▶ EXERCISE: Search the material below for the string "with" and extract each line that has it.

Source code of charts:
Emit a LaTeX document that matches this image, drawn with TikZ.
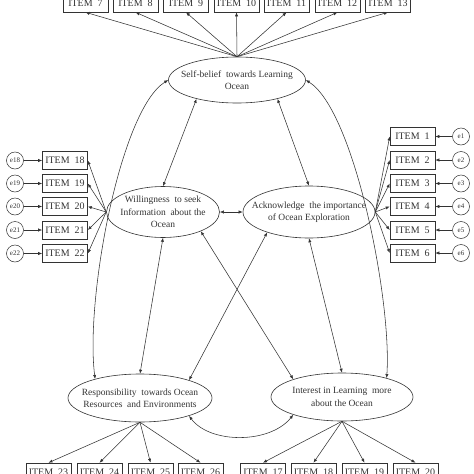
\documentclass[tikz,border=0pt]{standalone}
\usepackage{fontspec}
\setmainfont{Liberation Serif}
\usetikzlibrary{arrows.meta,shapes.geometric}
\definecolor{ink}{gray}{0.2}
\begin{document}
\begin{tikzpicture}[x=1pt,y=-1pt,
  every node/.style={text=ink},
  item/.style={draw=ink, line width=0.6pt, minimum width=45pt, minimum height=18pt, inner sep=0pt, font=\fontsize{10}{12}\selectfont},
  lat/.style={draw=ink, ellipse, line width=0.6pt, inner sep=0pt},
  lattext/.style={align=center, inner sep=0pt, font=\fontsize{9.5}{12.5}\selectfont},
  err/.style={draw=ink, circle, line width=0.5pt, minimum size=17pt, inner sep=0pt, font=\fontsize{7}{8}\selectfont},
  arr/.style={draw=ink, line width=0.55pt, -{Latex[length=4pt,width=3.2pt]}},
  barr/.style={draw=ink, line width=0.55pt, {Latex[length=4pt,width=3.2pt]}-{Latex[length=4pt,width=3.2pt]}}]
\useasboundingbox (0,0) rectangle (474,474);
\clip (0,0) rectangle (474,474);

% latent variables
\node[lat, minimum width=137pt, minimum height=46pt,
  label={[lattext]center:Self-belief\ \ towards Learning\\Ocean}] (SB) at (237,80) {};
\node[lat, minimum width=113pt, minimum height=51pt,
  label={[lattext]center:Willingness\ \ to seek\\Information\ \ about the\\Ocean}] (WI) at (163,212) {};
\node[lat, minimum width=132pt, minimum height=52pt,
  label={[lattext]center:Acknowledge\ \ the importance\\of Ocean Exploration}] (AC) at (309,212) {};
\node[lat, minimum width=144pt, minimum height=48pt,
  label={[lattext]center:Responsibility\ \ towards Ocean\\Resources\ \ and Environments}] (RE) at (140,398) {};
\node[lat, minimum width=142pt, minimum height=48pt,
  label={[lattext]center:Interest in Learning\ \ more\\about the Ocean}] (IN) at (342,397) {};

% top items (Self-belief)
\foreach \n/\x in {7/85.5,8/135.5,9/186,10/236.5,11/286.5,12/337.5,13/388}{
  \node[item] (T\n) at (\x,3) {ITEM\ \ \n};
  \draw[arr] (SB.north) -- (T\n.south);
}

% left items (Willingness)
\foreach \n/\y in {18/160.5,19/183.5,20/206.5,21/230,22/253.5}{
  \node[item] (W\n) at (65,\y) {ITEM\ \ \n};
  \node[err] (e\n) at (15,\y) {e\n};
  \draw[arr] (e\n) -- (W\n);
  \draw[arr] (WI.west) -- (W\n.east);
}

% right items (Acknowledge)
\foreach \n/\y in {1/136.5,2/160,3/183.5,4/206.5,5/230,6/253}{
  \node[item] (A\n) at (412.5,\y) {ITEM\ \ \n};
  \node[err] (e\n) at (461,\y) {e\n};
  \draw[arr] (e\n) -- (A\n);
  \draw[arr] (AC.east) -- (A\n.west);
}

% bottom items (Responsibility)
\foreach \n/\x in {23/48.5,24/99.5,25/150.5,26/200.5}{
  \node[item] (R\n) at (\x,472) {ITEM\ \ \n};
  \draw[arr] (RE.south) -- (R\n.north);
}
% bottom items (Interest)
\foreach \n/\x in {17/263,18/313.5,19/364.5,20/415.5}{
  \node[item] (N\n) at (\x,472) {ITEM\ \ \n};
  \draw[arr] (IN.south) -- (N\n.north);
}

% covariances
\draw[barr] (SB.205) -- (WI.north);
\draw[barr] (SB.-25) -- (AC.north);
\draw[barr] (SB.west) .. controls (120,110) and (85,300) .. (RE.157);
\draw[barr] (SB.east) .. controls (354,110) and (392,300) .. (IN.23);
\draw[barr] (WI.east) -- (AC.west);
\draw[barr] (WI.south) -- (RE.north);
\draw[barr] (AC.south) -- (IN.north);
\draw[barr] (WI.-27) -- (IN.160);
\draw[barr] (AC.206) -- (RE.20);
\draw[barr] (RE.-20) .. controls (210,444) and (270,444) .. (IN.200);
\end{tikzpicture}
\end{document}
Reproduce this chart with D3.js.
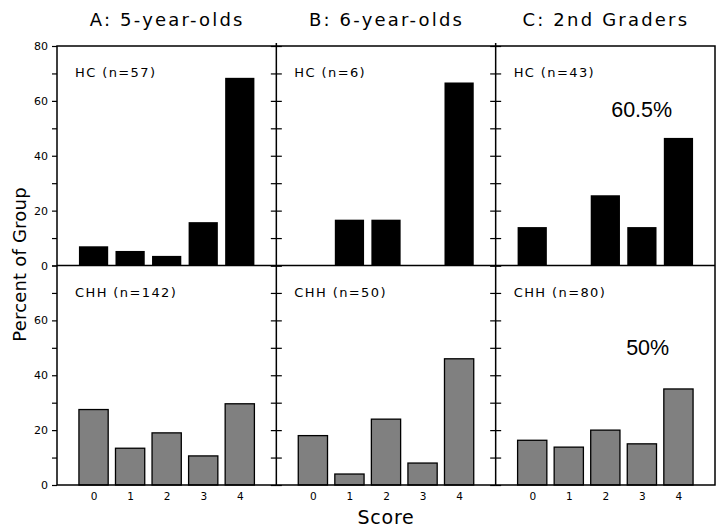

▶ TASK ANSWER:
Emit a LaTeX document that matches this image, drawn with TikZ.
Reproduce this chart with D3.js.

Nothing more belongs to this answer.